Trauma is disruption.
Trauma is the violation of safety.
Trauma is the abuse of power.
Trauma is disconnection.
Trauma is oppression.
Trauma leaves behind core, multilayered wound(s).
Trauma threatens our very survival. And we as human beings are wired to survive.
As a trauma therapist, I always hear trauma symptoms before holding space for the core wound. What we typically call "symptoms"--anxiety, headaches, nightmares etc.--all hold a fragment of trauma endured.
“Symptoms” are entangled voices of the wound(s) desperate to hide and crying to be seen all at once. Experiences like addiction and dissociation are pathologized but deeply listen to their words and you will hear an unrelenting focus on safety and a fierce determination to protect the self. Whatever the external outcome of these experiences, they are rooted in this focus and determination.
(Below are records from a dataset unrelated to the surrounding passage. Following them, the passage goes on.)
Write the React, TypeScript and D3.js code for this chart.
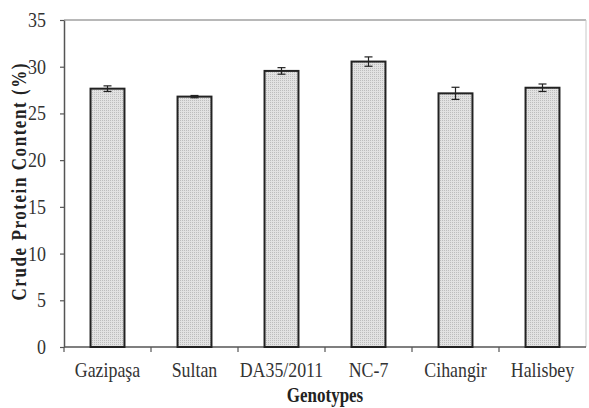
import React, { useRef, useEffect } from 'react'
import * as d3 from 'd3'

const genotypes = ['Gazipaşa', 'Sultan', 'DA35/2011', 'NC-7', 'Cihangir', 'Halisbey']
const protein = [27.65, 26.8, 29.55, 30.55, 27.15, 27.75]
const errors = [0.3, 0.12, 0.35, 0.5, 0.65, 0.4]
const yTicks = [0, 5, 10, 15, 20, 25, 30, 35]

export default function App() {
    const ref = useRef<SVGSVGElement>(null)
    const width = 589
    const height = 408
    const margin = { top: 20, right: 3, bottom: 61, left: 64 }

    useEffect(() => {
        const svg = d3.select(ref.current)
        svg.selectAll('*').remove()

        const font = "'Liberation Serif', Tinos, 'Times New Roman', Times, serif"
        // the original text looks stretched up a bit
        const stretch = 1.2

        // dotted fill like the original
        const defs = svg.append('defs')
        const pat = defs
            .append('pattern')
            .attr('id', 'dots')
            .attr('width', 2)
            .attr('height', 2)
            .attr('patternUnits', 'userSpaceOnUse')
        pat.append('rect').attr('width', 2).attr('height', 2).attr('fill', '#e2e2e2')
        pat.append('rect').attr('x', 0).attr('y', 0).attr('width', 1).attr('height', 1).attr('fill', '#bdbdbd')

        const x = d3
            .scaleBand()
            .domain(genotypes)
            .range([margin.left, width - margin.right])
            .paddingInner(0.61)
            .paddingOuter(0.305)

        const y = d3
            .scaleLinear()
            .domain([0, 35])
            .range([height - margin.bottom, margin.top])

        const x0 = margin.left
        const x1 = width - margin.right
        const step = x.step()

        // frame: top and right light gray
        svg.append('line')
            .attr('x1', x0).attr('x2', x1)
            .attr('y1', y(35)).attr('y2', y(35))
            .attr('stroke', '#a0a0a0').attr('stroke-width', 1.5)
        svg.append('line')
            .attr('x1', x1).attr('x2', x1)
            .attr('y1', y(35)).attr('y2', y(0))
            .attr('stroke', '#c8c8c8').attr('stroke-width', 1)

        // y axis
        const yAxis = svg.append('g')
            .attr('transform', `translate(${x0},0)`)
            .call(d3.axisLeft(y).tickValues(yTicks).tickSize(4).tickPadding(14).tickSizeOuter(0))
        yAxis.select('.domain').attr('stroke', '#555').attr('stroke-width', 1.5)
        yAxis.selectAll('.tick line').attr('stroke', '#555').attr('stroke-width', 1.2)
        yAxis.selectAll('.tick text')
            .attr('dy', '0.3em')
            .attr('transform', `scale(1,${stretch})`)
            .style('font-family', font)
            .style('font-size', '18px')
            .attr('fill', '#333')

        // x axis: ticks between categories
        const xAxis = svg.append('g')
        xAxis.append('line')
            .attr('x1', x0).attr('x2', x1)
            .attr('y1', y(0)).attr('y2', y(0))
            .attr('stroke', '#555').attr('stroke-width', 1.5)
        xAxis.selectAll('line.sep')
            .data(d3.range(genotypes.length))
            .join('line')
            .attr('class', 'sep')
            .attr('x1', (i) => x0 + i * step)
            .attr('x2', (i) => x0 + i * step)
            .attr('y1', y(0))
            .attr('y2', y(0) + 5)
            .attr('stroke', '#555')
            .attr('stroke-width', 1.2)
        xAxis.selectAll('g.lab')
            .data(genotypes)
            .join('g')
            .attr('class', 'lab')
            .attr('transform', (d) => `translate(${(x(d) as number) + x.bandwidth() / 2},${y(0) + 30}) scale(1.05,${stretch})`)
            .append('text')
            .attr('text-anchor', 'middle')
            .style('font-family', font)
            .style('font-size', '17px')
            .attr('fill', '#333')
            .text((d) => d)

        // bars
        svg.append('g')
            .selectAll('rect')
            .data(protein)
            .join('rect')
            .attr('x', (d, i) => x(genotypes[i]) as number)
            .attr('y', (d) => y(d))
            .attr('width', x.bandwidth())
            .attr('height', (d) => y(0) - y(d))
            .attr('fill', 'url(#dots)')
            .attr('stroke', '#222')
            .attr('stroke-width', 2)

        // error bars
        const eb = svg.append('g').attr('stroke', '#222').attr('stroke-width', 1.2)
        protein.forEach((v, i) => {
            const cx = (x(genotypes[i]) as number) + x.bandwidth() / 2
            const e = errors[i]
            eb.append('line').attr('x1', cx).attr('x2', cx).attr('y1', y(v + e)).attr('y2', y(v - e))
            eb.append('line').attr('x1', cx - 4).attr('x2', cx + 4).attr('y1', y(v + e)).attr('y2', y(v + e))
            eb.append('line').attr('x1', cx - 4).attr('x2', cx + 4).attr('y1', y(v - e)).attr('y2', y(v - e))
        })

        // axis titles
        svg.append('text')
            .attr('transform', `translate(26,${(y(0) + y(35)) / 2 - 1.5}) rotate(-90) scale(1,${stretch})`)
            .attr('text-anchor', 'middle')
            .style('font-family', font)
            .style('font-weight', 'bold')
            .style('font-size', '17px')
            .attr('fill', '#222')
            .attr('textLength', 237)
            .attr('lengthAdjust', 'spacing')
            .text('Crude Protein Content (%)')

        svg.append('g')
            .attr('transform', `translate(${(x0 + x1) / 2},402) scale(1,${stretch})`)
            .append('text')
            .attr('text-anchor', 'middle')
            .style('font-family', font)
            .style('font-weight', 'bold')
            .style('font-size', '17px')
            .attr('fill', '#222')
            .text('Genotypes')
    }, [])

    return (
        <svg
            ref={ref}
            width={width}
            height={height}
            style={{ position: 'absolute', left: 0, top: 0, background: '#fff' }}
        ></svg>
    )
}
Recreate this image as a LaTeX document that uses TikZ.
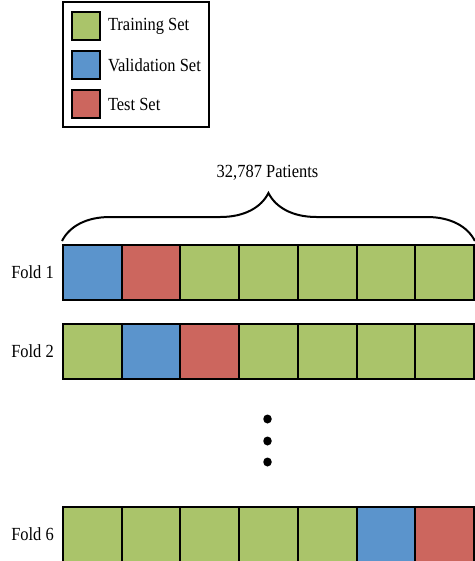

It takes a high volume of these voices for us to acknowledge the wound. The louder they are, the more likely we will begin the work of raging, grieving, and restoring. Listening to these stories can feel inconvenient. It gets in the way of being productive! Even as we try and listen to the symptoms, they can feel continuous and unrelentingly loud. They can feel overwhelming and life threatening. Or it can feel like the symptoms are all we have and all we are.
To piece these fragments together and acknowledge the wound is to admit vulnerability. It means we must square with the reality that our power is limited and perhaps that some of the people we most desperately want to recognize our worth and dignity never will . Sometimes it feels safer to stay with symptoms as pathologies. To see the symptoms as the problem. To try and silence the symptoms without hearing the stories they hold.
But just as we are wired to survive, a deep knowledge within us will continue to work to regain equilibrium and honor our dignity-- sometimes gently, sometimes violently-- through these symptoms. These symptoms are often rooted in our bodies-- the record carriers of both our pain and resilience. Our bodies are the uncensored, raw, and real story of what we have endured, lost, survived, and overcome. Using symptoms, our bodies guide us.
We are guided to rage--thereby beginning to acknowledge we are worth far more than what has happened to us. And to motivate us to join community that dismantles the internal and external systems of oppression that continue to wound us.
We are guided to grieve--slowing down enough to honor the parts of us that were denied dignity. And to put down the responsibilities we hold that were never actually ours.
We are guided to let go-- reclaiming the space we were told we should not take up and walking away from the people we were told we were supposed to be.
We are guided to create-- discovering joy, play, adventure, and purpose rather than staying frozen in the same view of our self, the same relationships, and the same routines.
We are guided to connect--befriending those parts of ourselves that we abandoned out of shame. And daring to embrace flexible boundaries helping us to locate our communities, partners, friends, and family.
All this comes from the symptoms. Our task is to learn the language of the symptoms. Listen to the stories. And honor the wisdom they contain.